The building will have monumental concrete walls, draped with indigenous plants and vines. Some of these walls will extend beyond the building volume, which will reinforce the idea of the building as a ruin.
"It's a place where the sea and terrestrial nature encounters architecture and human world," said Tatiana Bilbao Estudio.
"Nature lives and grows on the interior and exterior of the building, giving identity to the project, belonging to the place, and converting the experience into to something complete and unique," added the studio.
The building will have three storeys. The main entrance will be on the first floor, alongside the majority of exhibition spaces.

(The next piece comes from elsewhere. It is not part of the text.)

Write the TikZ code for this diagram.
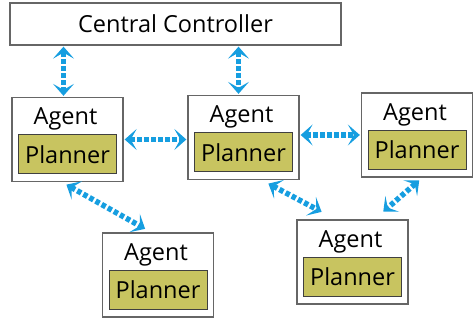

Conservation and education facilities will be located on the ground floor, while service areas will be located on the upper level.
A large public plaza will function as the building's main entrance.
"The idea of this project is to offer the complete experience of the oceans and shore ecosystems of the Sea of Cortes," added the studio.
The Mazatlán Aquarium is one of several new projects that feature in Bilbao's retrospective exhibition at the Louisiana Museum in Copenhagen.
The show includes a small concrete model of the entire building and a one-to-one-scale mockup of one section. It also features a number of collages that Bilbao's team produced during the design stages.
In a recent interview with Dezeen, Bilbao said that she refuses to produce computer visualisations of designs still in progress. She prefers to produce collages, as they leave space for collaboration and imagination.
The only visualisation of the Mazatlán Aquarium was produced once the design was finalised.